» **Task goal**
Exactly the lines from the line containing "Recreate this image as a LaTeX" through the line containing "(periferik) at (296,267)" are to be echoed, with both included and pictures left out.

» **Stored data**
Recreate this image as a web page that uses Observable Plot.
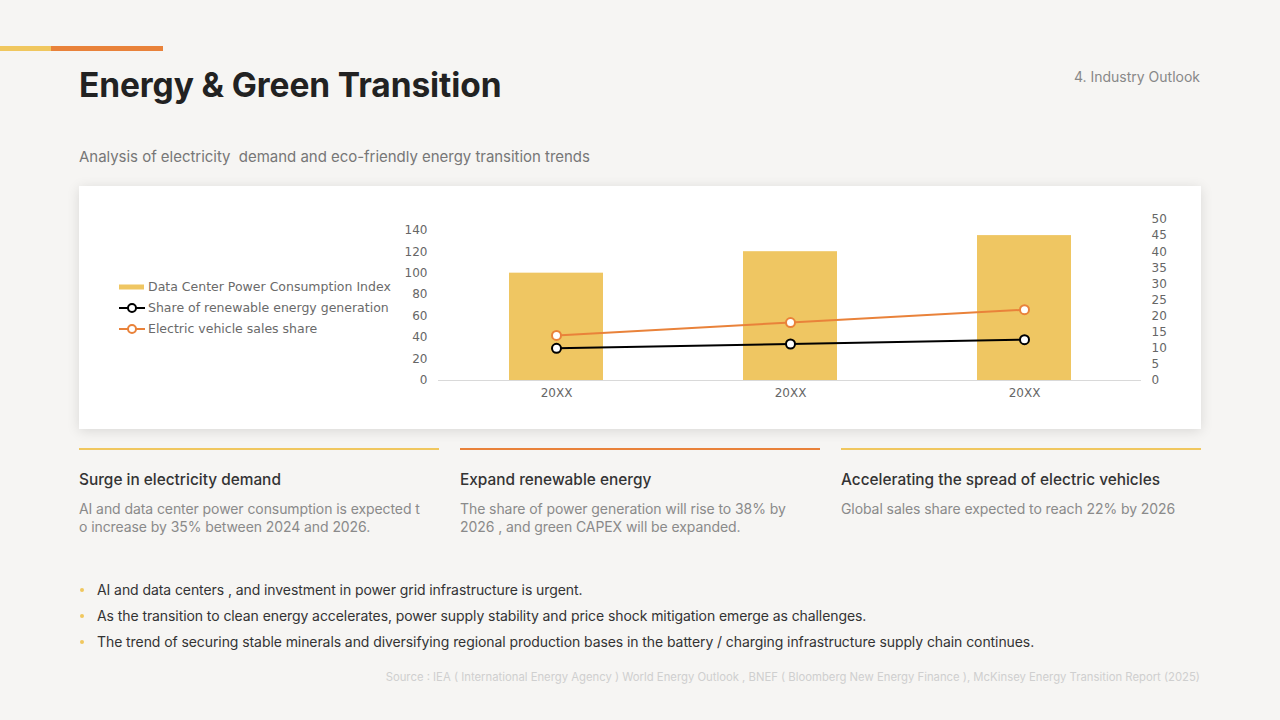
<!DOCTYPE html>
<html>
<head>
<meta charset="utf-8">
<script src="https://cdn.jsdelivr.net/npm/d3@7"></script>
<script src="https://cdn.jsdelivr.net/npm/@observablehq/plot@0.6"></script>
<style>
  html, body { margin: 0; padding: 0; }
  body {
    width: 1280px; height: 720px; position: relative; overflow: hidden;
    background: #f6f5f3;
    font-family: Inter, "Noto Sans", sans-serif;
  }
  .accent { position: absolute; top: 46px; height: 5px; }
  .title { position: absolute; left: 79px; top: 65px; font-size: 33.5px; font-weight: 700; color: #222; letter-spacing: -0.1px; margin: 0; }
  .section { position: absolute; right: 80px; top: 68px; font-size: 14px; color: #888; }
  .subtitle { position: absolute; left: 79px; top: 147px; font-size: 15px; color: #777; white-space: pre; letter-spacing: -0.03px; }
  .card { position: absolute; left: 79px; top: 186px; width: 1122px; height: 243px; background: #fff; box-shadow: 0 2px 12px rgba(0,0,0,0.12); }
  .card svg { position: absolute; left: 0; top: 0; }
  .legend { position: absolute; left: 40px; top: 90px; font-family: "DejaVu Sans", sans-serif; font-size: 12.5px; color: #6a6a6a; }
  .legend .row { height: 21px; display: flex; align-items: center; }
  .legend svg { position: static; margin-right: 3px; }
  .col { position: absolute; top: 448px; width: 360px; }
  .col .bar { height: 2px; }
  .col h3 { margin: 20px 0 0 0; font-size: 15.4px; font-weight: 500; color: #333; line-height: 20px; }
  .col p { margin: 10px 0 0 0; font-size: 14px; color: #8a8a8a; line-height: 18px; letter-spacing: -0.08px; }
  .bullets { position: absolute; left: 79px; top: 580px; margin: 0; padding: 0; list-style: none; }
  .bullets li { height: 26px; line-height: 20px; font-size: 14px; color: #333; position: relative; padding-left: 18px; letter-spacing: -0.08px; }
  .bullets li::before { content: ""; position: absolute; left: 1px; top: 8px; width: 4px; height: 4px; border-radius: 50%; background: #f0c75e; }
  .source { position: absolute; right: 80px; top: 670px; font-size: 11.3px; color: #cfcfcf; }
</style>
</head>
<body>
<div class="accent" style="left:0;width:51px;background:#f0c75e"></div>
<div class="accent" style="left:51px;width:112px;background:#e9823a"></div>
<h1 class="title">Energy &amp; Green Transition</h1>
<div class="section">4. Industry Outlook</div>
<div class="subtitle">Analysis of electricity  demand and eco-friendly energy transition trends</div>

<div class="card" id="card">
  <div class="legend" id="legend"></div>
</div>

<div class="col" style="left:79px">
  <div class="bar" style="background:#f0c75e"></div>
  <h3>Surge in electricity demand</h3>
  <p>AI and data center power consumption is expected t<br>o increase by 35% between 2024 and 2026.</p>
</div>
<div class="col" style="left:460px">
  <div class="bar" style="background:#e9823a"></div>
  <h3>Expand renewable energy</h3>
  <p>The share of power generation will rise to 38% by<br>2026 , and green CAPEX will be expanded.</p>
</div>
<div class="col" style="left:841px">
  <div class="bar" style="background:#f0c75e"></div>
  <h3>Accelerating the spread of electric vehicles</h3>
  <p>Global sales share expected to reach 22% by 2026</p>
</div>

<ul class="bullets">
  <li>AI and data centers , and investment in power grid infrastructure is urgent.</li>
  <li>As the transition to clean energy accelerates, power supply stability and price shock mitigation emerge as challenges.</li>
  <li>The trend of securing stable minerals and diversifying regional production bases in the battery / charging infrastructure supply chain continues.</li>
</ul>

<div class="source">Source : IEA ( International Energy Agency ) World Energy Outlook , BNEF ( Bloomberg New Energy Finance ), McKinsey Energy Transition Report (2025)</div>

<script>
// Periods shown on the category axis
const periodLabels = ["20XX", "20XX", "20XX"];
// Series values
const powerIndex = [100, 120, 135];      // Data Center Power Consumption Index (left axis)
const renewableShare = [30, 34, 38];     // Share of renewable energy generation (left axis)
const evShare = [14, 18, 22];            // Electric vehicle sales share (right axis, %)
// Axis ticks
const leftTicks = [0, 20, 40, 60, 80, 100, 120, 140];
const rightTicks = [0, 5, 10, 15, 20, 25, 30, 35, 40, 45, 50];
const leftMax = 150;
const rightMax = 50;

const colors = { bar: "#efc662", renew: "#000000", ev: "#e9823a" };
const k = leftMax / rightMax; // right-axis values drawn on the left scale

const rows = periodLabels.map((p, i) => ({
  i,
  power: powerIndex[i],
  renew: renewableShare[i],
  ev: evShare[i] * k
}));

const chart = Plot.plot({
  width: 1122,
  height: 243,
  marginLeft: 359,
  marginRight: 60,
  marginTop: 33,
  marginBottom: 49,
  style: { fontFamily: "DejaVu Sans, sans-serif", fontSize: "12px", color: "#666", background: "transparent" },
  x: { type: "band", domain: [0, 1, 2], paddingInner: 0.6, paddingOuter: 0.3 },
  y: { domain: [0, leftMax] },
  marks: [
    Plot.barY(rows, { x: "i", y: "power", fill: colors.bar }),
    Plot.ruleY([0], { stroke: "#d9d9d9" }),
    Plot.axisX({ tickSize: 0, tickPadding: 8, tickFormat: (i) => periodLabels[i], label: null }),
    Plot.axisY(leftTicks, { anchor: "left", tickSize: 0, tickPadding: 11, label: null }),
    Plot.axisY(rightTicks.map((v) => v * k), {
      anchor: "right", tickSize: 0, tickPadding: 10, label: null,
      tickFormat: (v) => Math.round(v / k)
    }),
    Plot.line(rows, { x: "i", y: "renew", stroke: colors.renew, strokeWidth: 2 }),
    Plot.dot(rows, { x: "i", y: "renew", r: 4.5, fill: "#fff", stroke: colors.renew, strokeWidth: 2 }),
    Plot.line(rows, { x: "i", y: "ev", stroke: colors.ev, strokeWidth: 2 }),
    Plot.dot(rows, { x: "i", y: "ev", r: 4.5, fill: "#fff", stroke: colors.ev, strokeWidth: 2 })
  ]
});
document.getElementById("card").prepend(chart);

// Legend
const legendItems = [
  { label: "Data Center Power Consumption Index", kind: "bar", color: colors.bar },
  { label: "Share of renewable energy generation", kind: "line", color: colors.renew },
  { label: "Electric vehicle sales share", kind: "line", color: colors.ev }
];
const legend = d3.select("#legend");
for (const item of legendItems) {
  const row = legend.append("div").attr("class", "row");
  const sw = row.append("svg").attr("width", 26).attr("height", 12);
  if (item.kind === "bar") {
    sw.append("rect").attr("x", 0).attr("y", 3.5).attr("width", 25).attr("height", 5).attr("fill", item.color);
  } else {
    sw.append("line").attr("x1", 0).attr("x2", 26).attr("y1", 6).attr("y2", 6).attr("stroke", item.color).attr("stroke-width", 2);
    sw.append("circle").attr("cx", 13).attr("cy", 6).attr("r", 4).attr("fill", "#fff").attr("stroke", item.color).attr("stroke-width", 2);
  }
  row.append("span").text(item.label);
}
</script>
</body>
</html>
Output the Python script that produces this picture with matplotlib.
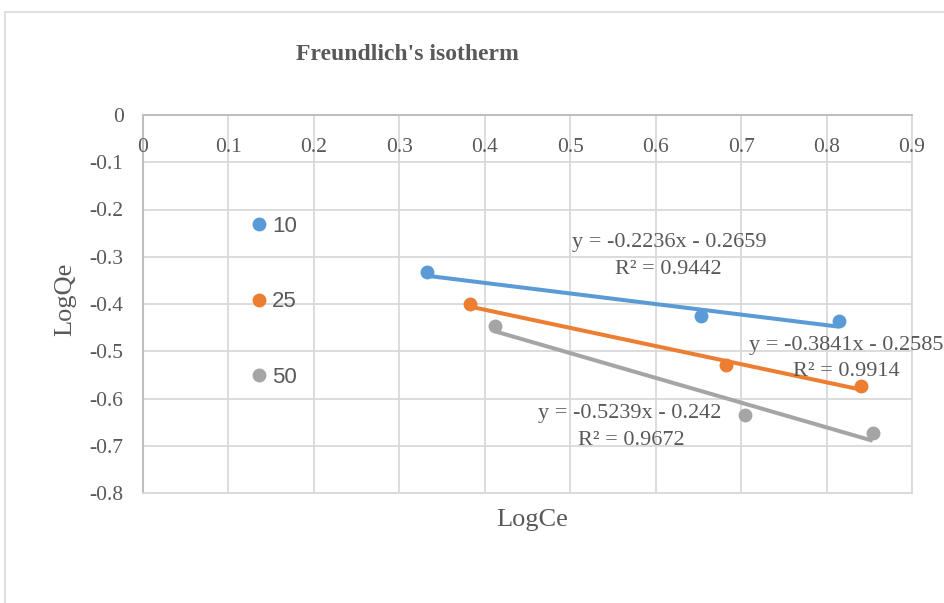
import matplotlib
matplotlib.use("Agg")
import matplotlib.pyplot as plt
from matplotlib.patches import Rectangle
import numpy as np

plt.rcParams['axes.unicode_minus'] = False

# ---- data ----
series_names = ["10", "25", "50"]
x_10 = [0.332, 0.653, 0.815]
y_10 = [-0.332, -0.425, -0.437]
x_25 = [0.383, 0.682, 0.840]
y_25 = [-0.400, -0.529, -0.574]
x_50 = [0.412, 0.705, 0.854]
y_50 = [-0.447, -0.635, -0.673]
slopes = [-0.2236, -0.3841, -0.5239]
intercepts = [-0.2659, -0.2585, -0.242]
r2_values = [0.9442, 0.9914, 0.9672]
x_ticks = [0, 0.1, 0.2, 0.3, 0.4, 0.5, 0.6, 0.7, 0.8, 0.9]
x_tick_labels = ["0", "0.1", "0.2", "0.3", "0.4", "0.5", "0.6", "0.7", "0.8", "0.9"]
y_ticks = [0, -0.1, -0.2, -0.3, -0.4, -0.5, -0.6, -0.7, -0.8]
y_tick_labels = ["0", "-0.1", "-0.2", "-0.3", "-0.4", "-0.5", "-0.6", "-0.7", "-0.8"]

colors = ["#5B9BD5", "#ED7D31", "#A5A5A5"]
text_color = "#595959"
serif = "Liberation Serif"
sans = "Liberation Sans"

W, H = 945, 603
fig = plt.figure(figsize=(W / 100, H / 100), dpi=100)
fig.patch.set_facecolor("white")

# outer chart border
fig.patches.append(Rectangle((5 / W, -0.1), 1.2, 1 - 12 / H + 0.1, transform=fig.transFigure,
                             fill=False, edgecolor="#D9D9D9", linewidth=1.2))

left, right, top, bottom = 143, 912, 115, 493
ax = fig.add_axes([left / W, 1 - bottom / H, (right - left) / W, (bottom - top) / H])
ax.set_xlim(0, 0.9)
ax.set_ylim(-0.8, 0)

ax.set_xticks(x_ticks)
ax.set_yticks(y_ticks)
ax.grid(True, color="#D9D9D9", linewidth=1.3)
ax.set_axisbelow(True)
for s in ["right", "bottom"]:
    ax.spines[s].set_color("#D9D9D9")
    ax.spines[s].set_linewidth(1.3)
for s in ["left", "top"]:
    ax.spines[s].set_color("#BFBFBF")
    ax.spines[s].set_linewidth(1.5)

ax.tick_params(axis="both", length=0)
ax.set_yticklabels(y_tick_labels, fontfamily=serif, fontsize=15.5, color=text_color)
ax.tick_params(axis="y", pad=14)
ax.set_xticklabels([])
for xv, lab in zip(x_ticks, x_tick_labels):
    ax.annotate(lab, xy=(xv, 0), xytext=(0, -23), textcoords="offset pixels",
                ha="center", va="top", fontfamily=serif, fontsize=15.5, color=text_color,
                annotation_clip=False)

xs = [x_10, x_25, x_50]
ys = [y_10, y_25, y_50]
for name, xv, yv, c, m, b in zip(series_names, xs, ys, colors, slopes, intercepts):
    xl = np.array([min(xv), max(xv)])
    ax.plot(xl, m * xl + b, color=c, linewidth=2.9, solid_capstyle="butt", zorder=3)
    ax.plot(xv, yv, "o", color=c, markersize=10, label=name, zorder=4, markeredgewidth=0)

# trendline labels
eq_pos = [((0.6156, -0.2688), (0.6145, -0.328)),
          ((0.8228, -0.4868), (0.8228, -0.5439)),
          ((0.570, -0.6307), (0.571, -0.688))]
for (p1, p2), m, b, r2 in zip(eq_pos, slopes, intercepts, r2_values):
    ax.text(p1[0], p1[1], f"y = {m:.4g}x - {abs(b):.4g}", ha="center", va="center",
            fontfamily=serif, fontsize=16, color=text_color, zorder=5)
    ax.text(p2[0], p2[1], f"R² = {r2:.4f}", ha="center", va="center",
            fontfamily=serif, fontsize=16, color=text_color, zorder=5)

ax.set_xlabel("LogCe", fontfamily=serif, fontsize=19, color=text_color)
ax.xaxis.label.set_va("center")
ax.xaxis.set_label_coords((532 - left) / (right - left), (bottom - 520) / (bottom - top))
ax.set_ylabel("LogQe", fontfamily=serif, fontsize=19, color=text_color)
ax.yaxis.label.set_va("center")
ax.yaxis.set_label_coords((65 - left) / (right - left), (bottom - 299) / (bottom - top))

fig.text(407 / W, 1 - 55 / H, "Freundlich's isotherm", ha="center", va="center",
         fontfamily=serif, fontsize=17, fontweight="bold", color=text_color)

leg = ax.legend(loc="upper left", bbox_to_anchor=(252 / W, 1 - 216 / H),
                bbox_transform=fig.transFigure, frameon=False,
                prop={"family": sans, "size": 16}, labelspacing=2.45,
                handlelength=0.6, handletextpad=0.3, borderpad=0, borderaxespad=0,
                labelcolor=text_color)

fig.savefig("out.png", dpi=100)
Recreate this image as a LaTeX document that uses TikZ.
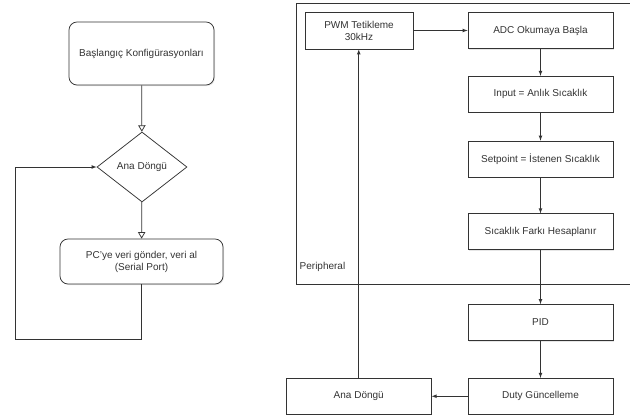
\documentclass[tikz,border=0pt]{standalone}
\usepackage{fontspec}
\setmainfont{Liberation Sans}
\usepackage{xcolor}
\usetikzlibrary{positioning}
\usetikzlibrary{shapes.geometric}
\usetikzlibrary{arrows}
\usetikzlibrary{shadows}

\definecolor{cizgi}{HTML}{333333}

\tikzset{
  kutu/.style={rectangle, draw=cizgi, fill=white, minimum width=145pt, minimum height=36pt,
    align=center, inner sep=2pt, drop shadow={shadow xshift=1pt, shadow yshift=-1pt, opacity=0.2}},
  yuvarlak/.style={kutu, rounded corners=8pt},
  karar/.style={diamond, draw=cizgi, fill=white, minimum width=90pt, minimum height=70pt, inner sep=0pt},
  acik/.style={-open triangle 60}
}

\begin{document}
\begin{tikzpicture}[x=1pt,y=-1pt,->,>=latex,node distance=28pt,line width=0.75pt,draw=cizgi,
  text=cizgi,font=\fontsize{10}{12}\selectfont]
\useasboundingbox (0,0) rectangle (630,416);

% ana program
\node[yuvarlak, minimum height=63pt] (basla) at (141.5,53.5) {Başlangıç Konfigürasyonları};
\node[karar] (dongu) at (142,167) {Ana Döngü};
\node[yuvarlak, minimum width=163pt, minimum height=45pt] (pc) at (141.5,261.5) {PC'ye veri gönder, veri al\\(Serial Port)};
\coordinate (donus) at (15,339);

\draw[acik] (basla) -- (dongu);
\draw[acik] (dongu) -- (pc);
\draw (pc.south) |- (donus) |- (dongu.west);

% kesme
\draw[-] (630,3) -- (296,3) -- (296,284) -- (630,284);
\node[anchor=west] (periferik) at (296,267) {Peripheral};

\node[kutu, minimum width=108pt, minimum height=37pt] (pwm) at (359,30.5) {PWM Tetikleme\\30kHz};
\node[kutu] (adc) at (540.5,30.5) {ADC Okumaya Başla};
\node[kutu, below=27pt of adc] (input) {Input = Anlık Sıcaklık};
\node[kutu, below=28pt of input] (setpoint) {Setpoint = İstenen Sıcaklık};
\node[kutu, below=36pt of setpoint] (fark) {Sıcaklık Farkı Hesaplanır};
\node[kutu, below=54pt of fark] (pid) {PID};
\node[kutu, below=37pt of pid] (duty) {Duty Güncelleme};
\node[kutu, left=36pt of duty] (anadongu) {Ana Döngü};

\path (pwm)      edge (adc)
      (adc)      edge (input)
      (input)    edge (setpoint)
      (setpoint) edge (fark)
      (fark)     edge (pid)
      (pid)      edge (duty)
      (duty)     edge (anadongu);
\draw (anadongu.north) -- (anadongu.north |- pwm.south);
\end{tikzpicture}
\end{document}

» **Expected answer**
Recreate this image as a LaTeX document that uses TikZ.
\documentclass[tikz,border=0pt]{standalone}
\usepackage{fontspec}
\setmainfont{Liberation Sans}
\usepackage{xcolor}
\usetikzlibrary{positioning}
\usetikzlibrary{shapes.geometric}
\usetikzlibrary{arrows}
\usetikzlibrary{shadows}

\definecolor{cizgi}{HTML}{333333}

\tikzset{
  kutu/.style={rectangle, draw=cizgi, fill=white, minimum width=145pt, minimum height=36pt,
    align=center, inner sep=2pt, drop shadow={shadow xshift=1pt, shadow yshift=-1pt, opacity=0.2}},
  yuvarlak/.style={kutu, rounded corners=8pt},
  karar/.style={diamond, draw=cizgi, fill=white, minimum width=90pt, minimum height=70pt, inner sep=0pt},
  acik/.style={-open triangle 60}
}

\begin{document}
\begin{tikzpicture}[x=1pt,y=-1pt,->,>=latex,node distance=28pt,line width=0.75pt,draw=cizgi,
  text=cizgi,font=\fontsize{10}{12}\selectfont]
\useasboundingbox (0,0) rectangle (630,416);

% ana program
\node[yuvarlak, minimum height=63pt] (basla) at (141.5,53.5) {Başlangıç Konfigürasyonları};
\node[karar] (dongu) at (142,167) {Ana Döngü};
\node[yuvarlak, minimum width=163pt, minimum height=45pt] (pc) at (141.5,261.5) {PC'ye veri gönder, veri al\\(Serial Port)};
\coordinate (donus) at (15,339);

\draw[acik] (basla) -- (dongu);
\draw[acik] (dongu) -- (pc);
\draw (pc.south) |- (donus) |- (dongu.west);

% kesme
\draw[-] (630,3) -- (296,3) -- (296,284) -- (630,284);
\node[anchor=west] (periferik) at (296,267) {Peripheral};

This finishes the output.